PROVIDED DATA
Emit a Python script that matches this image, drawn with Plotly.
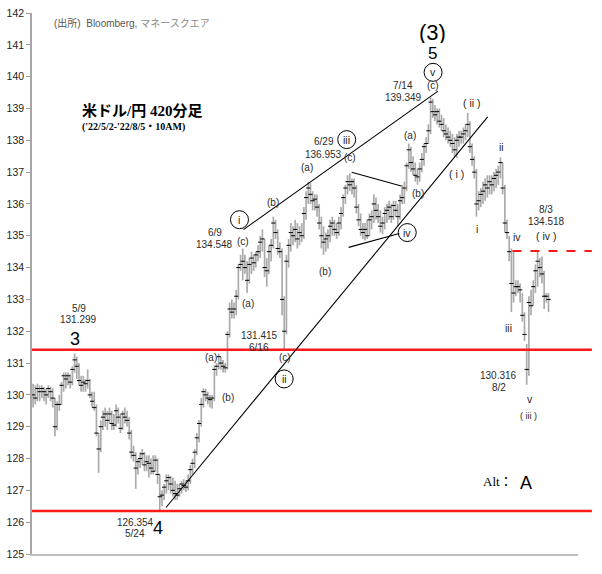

* * *

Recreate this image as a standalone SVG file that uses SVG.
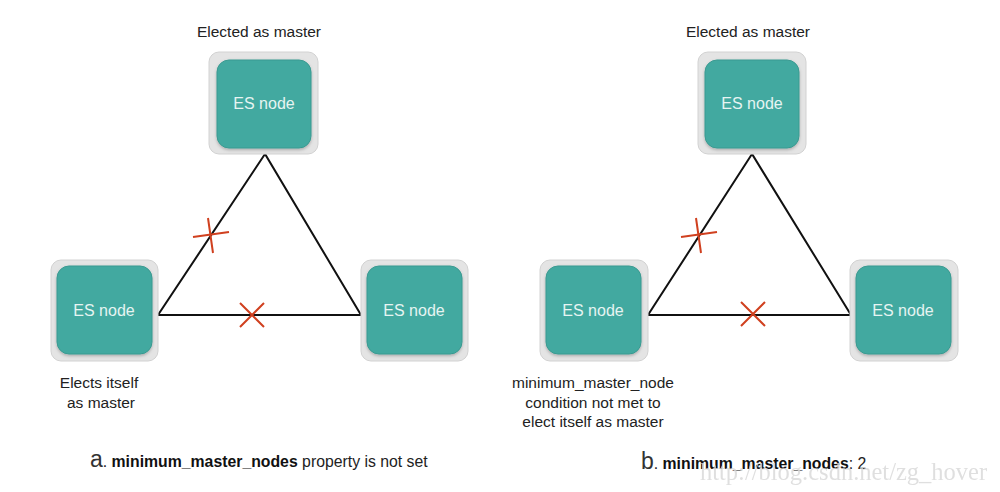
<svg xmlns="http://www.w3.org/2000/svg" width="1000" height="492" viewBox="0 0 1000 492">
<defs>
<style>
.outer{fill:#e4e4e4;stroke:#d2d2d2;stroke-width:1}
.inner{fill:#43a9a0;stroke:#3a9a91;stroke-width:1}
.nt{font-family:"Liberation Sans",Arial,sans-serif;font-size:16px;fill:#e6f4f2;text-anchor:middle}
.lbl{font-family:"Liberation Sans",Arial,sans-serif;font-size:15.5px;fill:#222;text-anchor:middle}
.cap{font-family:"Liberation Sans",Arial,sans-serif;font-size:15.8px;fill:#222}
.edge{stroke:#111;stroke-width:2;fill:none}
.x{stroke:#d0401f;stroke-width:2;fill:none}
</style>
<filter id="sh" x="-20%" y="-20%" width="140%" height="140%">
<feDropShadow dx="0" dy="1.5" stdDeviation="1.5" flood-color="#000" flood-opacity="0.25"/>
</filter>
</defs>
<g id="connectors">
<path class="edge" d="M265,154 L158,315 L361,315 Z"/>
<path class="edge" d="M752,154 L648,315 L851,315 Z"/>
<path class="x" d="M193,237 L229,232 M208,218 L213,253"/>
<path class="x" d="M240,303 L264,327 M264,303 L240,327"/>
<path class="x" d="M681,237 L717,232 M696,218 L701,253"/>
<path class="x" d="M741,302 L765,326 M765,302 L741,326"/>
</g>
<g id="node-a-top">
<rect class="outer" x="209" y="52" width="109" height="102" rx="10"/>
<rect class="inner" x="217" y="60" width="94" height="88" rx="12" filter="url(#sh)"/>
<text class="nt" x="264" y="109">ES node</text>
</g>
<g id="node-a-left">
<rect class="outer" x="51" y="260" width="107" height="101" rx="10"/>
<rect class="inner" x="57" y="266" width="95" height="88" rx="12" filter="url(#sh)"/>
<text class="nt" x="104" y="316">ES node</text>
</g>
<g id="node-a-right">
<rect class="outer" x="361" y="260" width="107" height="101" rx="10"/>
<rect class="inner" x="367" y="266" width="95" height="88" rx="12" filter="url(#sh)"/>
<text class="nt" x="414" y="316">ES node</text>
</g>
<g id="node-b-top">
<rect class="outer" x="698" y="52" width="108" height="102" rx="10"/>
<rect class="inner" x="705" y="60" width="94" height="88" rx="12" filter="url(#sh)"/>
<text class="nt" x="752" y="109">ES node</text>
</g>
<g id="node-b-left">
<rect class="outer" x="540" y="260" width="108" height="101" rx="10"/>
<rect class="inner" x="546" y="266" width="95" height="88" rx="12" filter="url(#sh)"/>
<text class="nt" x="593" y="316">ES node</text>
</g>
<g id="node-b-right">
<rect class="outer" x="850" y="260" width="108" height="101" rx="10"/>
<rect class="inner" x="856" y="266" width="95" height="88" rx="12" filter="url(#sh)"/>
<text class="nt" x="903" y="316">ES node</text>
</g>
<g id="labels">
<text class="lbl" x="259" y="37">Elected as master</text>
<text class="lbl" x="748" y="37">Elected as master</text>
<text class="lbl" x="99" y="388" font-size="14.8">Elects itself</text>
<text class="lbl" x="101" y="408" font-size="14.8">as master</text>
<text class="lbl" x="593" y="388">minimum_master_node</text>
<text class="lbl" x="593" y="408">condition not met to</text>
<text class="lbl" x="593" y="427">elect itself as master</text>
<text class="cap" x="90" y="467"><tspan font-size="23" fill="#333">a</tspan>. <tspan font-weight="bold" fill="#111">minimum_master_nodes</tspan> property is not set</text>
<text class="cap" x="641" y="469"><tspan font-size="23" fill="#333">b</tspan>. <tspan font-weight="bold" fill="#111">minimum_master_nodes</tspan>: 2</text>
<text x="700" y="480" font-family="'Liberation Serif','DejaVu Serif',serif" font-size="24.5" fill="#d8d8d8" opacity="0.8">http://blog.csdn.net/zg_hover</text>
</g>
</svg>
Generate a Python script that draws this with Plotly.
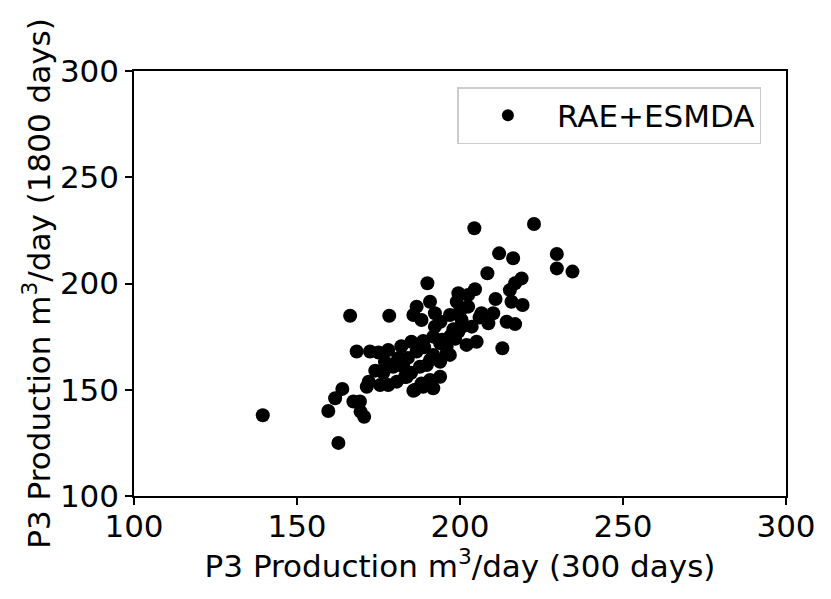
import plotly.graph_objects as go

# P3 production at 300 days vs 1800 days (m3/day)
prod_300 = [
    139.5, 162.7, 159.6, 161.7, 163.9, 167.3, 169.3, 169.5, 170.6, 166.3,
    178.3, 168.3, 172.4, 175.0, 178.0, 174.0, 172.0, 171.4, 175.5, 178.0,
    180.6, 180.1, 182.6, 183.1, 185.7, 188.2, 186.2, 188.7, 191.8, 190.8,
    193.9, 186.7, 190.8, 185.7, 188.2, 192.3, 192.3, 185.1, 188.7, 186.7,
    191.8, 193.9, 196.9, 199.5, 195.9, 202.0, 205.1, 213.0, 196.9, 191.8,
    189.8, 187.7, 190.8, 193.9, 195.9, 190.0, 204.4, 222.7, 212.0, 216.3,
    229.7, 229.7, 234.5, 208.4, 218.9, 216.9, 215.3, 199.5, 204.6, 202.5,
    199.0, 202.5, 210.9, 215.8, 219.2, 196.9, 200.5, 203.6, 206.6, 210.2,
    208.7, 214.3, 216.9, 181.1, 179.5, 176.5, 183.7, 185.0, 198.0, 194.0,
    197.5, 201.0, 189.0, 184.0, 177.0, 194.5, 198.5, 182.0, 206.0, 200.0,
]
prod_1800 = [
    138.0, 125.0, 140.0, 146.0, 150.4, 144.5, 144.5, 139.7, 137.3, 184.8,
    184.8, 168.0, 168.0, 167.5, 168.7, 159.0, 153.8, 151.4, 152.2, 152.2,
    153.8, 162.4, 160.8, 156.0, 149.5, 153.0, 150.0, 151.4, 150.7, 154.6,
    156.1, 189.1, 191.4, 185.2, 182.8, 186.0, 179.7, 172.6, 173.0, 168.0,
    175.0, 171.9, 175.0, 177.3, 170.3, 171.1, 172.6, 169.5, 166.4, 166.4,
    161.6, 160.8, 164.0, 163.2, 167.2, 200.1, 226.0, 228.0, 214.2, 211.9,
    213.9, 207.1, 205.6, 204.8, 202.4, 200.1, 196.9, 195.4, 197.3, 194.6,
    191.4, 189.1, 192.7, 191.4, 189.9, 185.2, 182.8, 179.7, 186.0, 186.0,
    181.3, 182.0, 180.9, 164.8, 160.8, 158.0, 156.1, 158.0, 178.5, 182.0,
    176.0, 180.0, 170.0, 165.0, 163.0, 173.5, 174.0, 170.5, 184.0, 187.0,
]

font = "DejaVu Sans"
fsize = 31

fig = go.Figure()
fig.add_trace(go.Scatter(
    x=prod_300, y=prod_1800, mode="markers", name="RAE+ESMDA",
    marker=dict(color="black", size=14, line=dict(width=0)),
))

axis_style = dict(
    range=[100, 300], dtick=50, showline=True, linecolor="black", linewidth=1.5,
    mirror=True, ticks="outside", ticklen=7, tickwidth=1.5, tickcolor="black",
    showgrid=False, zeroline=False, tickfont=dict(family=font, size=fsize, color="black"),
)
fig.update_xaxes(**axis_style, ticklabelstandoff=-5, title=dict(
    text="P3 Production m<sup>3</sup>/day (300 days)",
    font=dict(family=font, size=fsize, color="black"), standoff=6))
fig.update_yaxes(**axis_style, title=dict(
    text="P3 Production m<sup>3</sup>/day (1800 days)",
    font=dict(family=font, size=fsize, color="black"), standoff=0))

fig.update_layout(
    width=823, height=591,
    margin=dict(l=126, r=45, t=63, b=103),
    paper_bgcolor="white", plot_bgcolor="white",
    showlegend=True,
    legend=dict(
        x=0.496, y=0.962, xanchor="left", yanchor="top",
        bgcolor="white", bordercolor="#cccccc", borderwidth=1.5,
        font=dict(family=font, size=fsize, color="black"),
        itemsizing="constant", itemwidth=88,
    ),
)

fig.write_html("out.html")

TO DO
Set down the lines running from the one with "Generate a Python" through the one with "import plotly.graph_objects as go", both ends kept, exactly and with no pictures.

ANSWER TO THE PROBLEM
Generate a Python script that draws this with Plotly.
import plotly.graph_objects as go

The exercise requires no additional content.